Last year, nearly three in 10 adult Americans were either “unbanked” (they had no accounts at banks or credit unions) or “underbanked” (they may have had a savings account, for example, but also use check cashers and payday lenders to meet their banking needs). This according to a new study by the FDIC. That’s down slightly from 2013, but it’s still a significant number.

Unbanked and underbanked consumers represent a huge market opportunity for prepaid card companies. Yet, many prepaid companies struggle with attrition rates that are two to three times those of other financial accounts. The Federal Reserve Bank of Philadelphia reports the typical prepaid debit card is discarded within six months, although there is variability. Off-the-shelf general purpose reloadable cards, for example, are typically active for just two months, while payroll cards are active typically for just over four months, according to the Fed’s research.
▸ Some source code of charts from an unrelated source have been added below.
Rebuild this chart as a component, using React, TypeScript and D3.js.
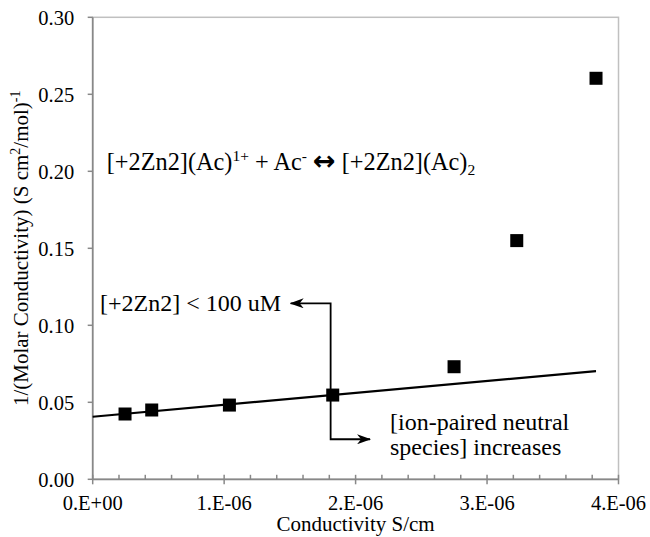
import { useEffect, useRef } from 'react';
import * as d3 from 'd3';

// measured points: conductivity (S/cm) vs 1/molar conductivity
const conductivity = [0.246e-6, 0.449e-6, 1.04e-6, 1.826e-6, 2.749e-6, 3.226e-6, 3.829e-6];
const invMolarCond = [0.0424, 0.045, 0.0482, 0.0547, 0.0731, 0.155, 0.2604];

// linear trendline (excel fit on dilute points), start / end
const trendX = [0, 3.829e-6];
const trendY = [0.0406, 0.0703];

const xTicks = [0, 1e-6, 2e-6, 3e-6, 4e-6];
const xTickLabels = ['0.E+00', '1.E-06', '2.E-06', '3.E-06', '4.E-06'];
const yTicks = [0, 0.05, 0.1, 0.15, 0.2, 0.25, 0.3];
const yTickLabels = ['0.00', '0.05', '0.10', '0.15', '0.20', '0.25', '0.30'];

const FONT = '"Liberation Serif", "Times New Roman", serif';

const App = () => {
    const ref = useRef<SVGSVGElement | null>(null);

    useEffect(() => {
        const width = 650;
        const height = 537;
        const left = 92.7;
        const right = 618.5;
        const top = 17.3;
        const bottom = 479.3;

        const svg = d3.select(ref.current);
        svg.selectAll('*').remove();

        const x = d3.scaleLinear().domain([0, 4e-6]).range([left, right]);
        const y = d3.scaleLinear().domain([0, 0.3]).range([bottom, top]);

        svg.attr('width', width).attr('height', height);

        // plot area border (light)
        svg.append('rect')
            .attr('x', left).attr('y', top)
            .attr('width', right - left).attr('height', bottom - top)
            .attr('fill', 'none')
            .attr('stroke', '#c0c0c0')
            .attr('stroke-width', 1.5);

        const axisColor = '#888888';

        // y axis
        const gy = svg.append('g');
        gy.append('line')
            .attr('x1', left).attr('x2', left)
            .attr('y1', top).attr('y2', bottom)
            .attr('stroke', axisColor).attr('stroke-width', 1.7);
        gy.selectAll('line.tick')
            .data(yTicks)
            .join('line')
            .attr('class', 'tick')
            .attr('x1', left - 5).attr('x2', left)
            .attr('y1', d => y(d)).attr('y2', d => y(d))
            .attr('stroke', axisColor).attr('stroke-width', 1.5);
        gy.selectAll('text')
            .data(yTicks)
            .join('text')
            .attr('x', left - 18.5)
            .attr('y', d => y(d))
            .attr('dy', '0.36em')
            .attr('text-anchor', 'end')
            .attr('font-family', FONT)
            .attr('font-size', 20.5)
            .text((d, i) => yTickLabels[i]);

        // x axis: majors cross the line, minors point inward
        const gx = svg.append('g');
        gx.append('line')
            .attr('x1', left).attr('x2', right)
            .attr('y1', bottom).attr('y2', bottom)
            .attr('stroke', axisColor).attr('stroke-width', 1.7);
        const minor = d3.range(1, 20).map(i => i * 0.2e-6).filter(v => Math.abs(v / 1e-6 - Math.round(v / 1e-6)) > 1e-6);
        gx.selectAll('line.minor')
            .data(minor)
            .join('line')
            .attr('class', 'minor')
            .attr('x1', d => x(d)).attr('x2', d => x(d))
            .attr('y1', bottom - 4.5).attr('y2', bottom)
            .attr('stroke', axisColor).attr('stroke-width', 1.5);
        gx.selectAll('line.major')
            .data(xTicks)
            .join('line')
            .attr('class', 'major')
            .attr('x1', d => x(d)).attr('x2', d => x(d))
            .attr('y1', bottom - 4.5).attr('y2', bottom + 5)
            .attr('stroke', axisColor).attr('stroke-width', 1.5);
        gx.selectAll('text')
            .data(xTicks)
            .join('text')
            .attr('x', d => x(d))
            .attr('y', bottom + 30.5)
            .attr('text-anchor', 'middle')
            .attr('font-family', FONT)
            .attr('font-size', 20.5)
            .text((d, i) => xTickLabels[i]);

        // axis titles
        svg.append('text')
            .attr('x', (left + right) / 2)
            .attr('y', 531)
            .attr('text-anchor', 'middle')
            .attr('font-family', FONT)
            .attr('font-size', 21)
            .text('Conductivity S/cm');

        const yt = svg.append('text')
            .attr('transform', `translate(27.5,${(top + bottom) / 2}) rotate(-90)`)
            .attr('text-anchor', 'middle')
            .attr('font-family', FONT)
            .attr('font-size', 21);
        yt.append('tspan').text('1/(Molar Conductivity) (S cm');
        yt.append('tspan').attr('dy', -8).attr('font-size', 14).text('2');
        yt.append('tspan').attr('dy', 8).text('/mol)');
        yt.append('tspan').attr('dy', -8).attr('font-size', 14).text('-1');

        // trendline
        const line = d3.line<number>()
            .x(d => x(d))
            .y((d, i) => y(trendY[i]));
        svg.append('path')
            .datum(trendX)
            .attr('d', line)
            .attr('fill', 'none')
            .attr('stroke', '#000')
            .attr('stroke-width', 2.2);

        // markers
        const s = 13;
        svg.append('g')
            .selectAll('rect')
            .data(conductivity)
            .join('rect')
            .attr('x', d => x(d) - s / 2)
            .attr('y', (d, i) => y(invMolarCond[i]) - s / 2)
            .attr('width', s)
            .attr('height', s)
            .attr('fill', '#000');

        // arrowheads
        const defs = svg.append('defs');
        defs.append('marker')
            .attr('id', 'stealth')
            .attr('viewBox', '0 0 14 10')
            .attr('refX', 13)
            .attr('refY', 5)
            .attr('markerUnits', 'userSpaceOnUse')
            .attr('markerWidth', 14)
            .attr('markerHeight', 10)
            .attr('orient', 'auto-start-reverse')
            .append('path')
            .attr('d', 'M0,0 L14,5 L0,10 L4,5 Z')
            .attr('fill', '#000');

        // elbow connector between the two notes
        const cx = 1.81e-6;
        const conn = [
            [1.506e-6, 0.1143],
            [cx, 0.1143],
            [cx, 0.026],
            [2.11e-6, 0.026],
        ];
        svg.append('path')
            .attr('d', d3.line().x(d => x(d[0])).y(d => y(d[1]))(conn as [number, number][]))
            .attr('fill', 'none')
            .attr('stroke', '#000')
            .attr('stroke-width', 1.8)
            .attr('marker-start', 'url(#stealth)')
            .attr('marker-end', 'url(#stealth)');

        // annotations
        const eq = svg.append('text')
            .attr('x', x(0.107e-6))
            .attr('y', y(0.2008))
            .attr('font-family', FONT)
            .attr('font-size', 24.3);
        eq.append('tspan').text('[+2Zn2](Ac)');
        eq.append('tspan').attr('dy', -9).attr('font-size', 15.5).text('1+');
        eq.append('tspan').attr('dy', 9).text(' + Ac');
        eq.append('tspan').attr('dy', -9).attr('font-size', 15.5).text('-');
        eq.append('tspan').attr('dy', 9).text(' ');
        eq.append('tspan')
            .attr('font-weight', 'bold')
            .attr('font-family', '"DejaVu Sans", sans-serif')
            .attr('font-size', 27)
            .text('\u2194');
        eq.append('tspan').text(' [+2Zn2](Ac)');
        eq.append('tspan').attr('dy', 5).attr('font-size', 15.5).text('2');

        svg.append('text')
            .attr('x', x(0.056e-6))
            .attr('y', y(0.1095))
            .attr('font-family', FONT)
            .attr('font-size', 24)
            .text('[+2Zn2] < 100 uM');

        const ion = svg.append('text')
            .attr('font-family', FONT)
            .attr('font-size', 24);
        ion.append('tspan').attr('x', x(2.262e-6)).attr('y', y(0.032)).text('[ion-paired neutral');
        ion.append('tspan').attr('x', x(2.262e-6)).attr('y', y(0.0158)).text('species] increases');
    }, []);

    return (
        <div style={{ position: 'absolute', left: 0, top: 0 }}>
            <svg ref={ref} style={{ display: 'block', background: '#fff' }} />
        </div>
    );
};

export default App;
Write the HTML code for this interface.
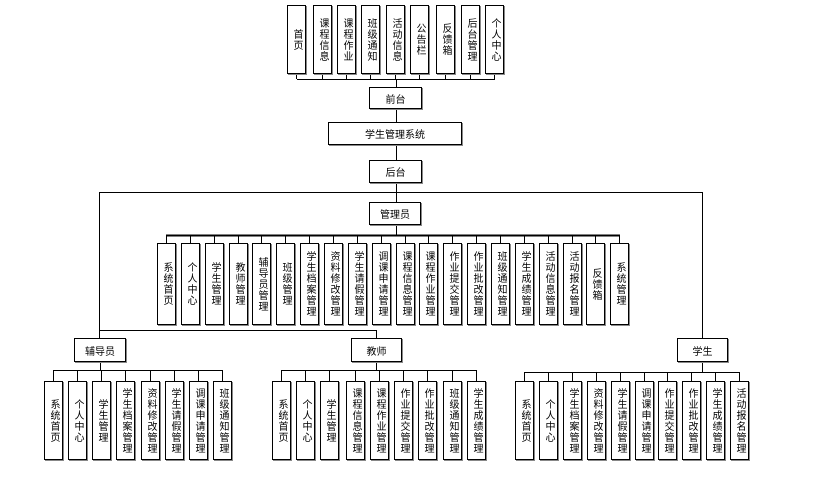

Since customer acquisition costs get amortized across the life of a product, this much churn can be devastating for prepaid card programs.

Americans choose to be unbanked or underbanked for any number of reasons. Some don’t like or don’t trust banks. For others it’s a cost issue – they live paycheck to paycheck and can’t run the risk of overdraft and NSF charges. For still others it’s a matter of convenience. There are entire swaths of the working population who don’t have the option of Direct Deposit, and among these there are millions without nearby bank branches or transaction-free ATMs. Others have been blacklisted (for reasons such as excessive overdrafts). Still others are unemployed, or over their heads in debt. 

Then there are millennials. Millennials are not big fans of banks. In one recent survey 71% of millennials said would rather go to the dentist than deal with a bank. More than a fifth have never written a check to pay a bill, according to a report by First Data Corporation. Sixty-three percent of adult millennials don’t even have credit cards, First Data reports. 

While consumers have many options for purchasing prepaid cards off the rack, payroll card distribution is controlled by employers. This creates a unique set of challenges to building customer loyalty, which can be addressed by leveraging the near ubiquity of smart phones for both transactional and promotional purposes. 

Prepaid debit card providers can build recognition and trust by providing prepaid cardholders with a first-rate mobile banking experience. A combination of techniques can be used that include straight-forward customer access, diligent data base management, email personalization, meaningful social media engagement, and features that help cardholders manage their financial lives. Personalized welcome notices, transaction confirmations, behavior-based messaging, and targeted social media campaigns are just some of the ingredients of a winning strategy. 

The fundamental element of any successful prepaid debit card program is understanding cardholder needs and preferences. Mobile is a must, because while Americans may choose to be unbanked for any number of reasons, few choose to go without smartphones and/or tablets. This is particularly true among millennials – that generation of 80 million Americans seemingly always on the go that is forecast to control $7 trillion in liquid assets by 2020.

The financial services marketplace is changing, and millennials are at the forefront of that change. Millennials are driven by technology and innovation. They are the app generation, and as they mature and acquire wealth, financial apps assume even greater importance.

Prepaid debit card companies are positioned to take advantage of these marketplace changes. To succeed they must be able to help cardholders manage their financial lives, on the go, with meaningful interactions and minimal disruptions. Those that do will be best positioned to win the cardholder loyalty challenge going forward.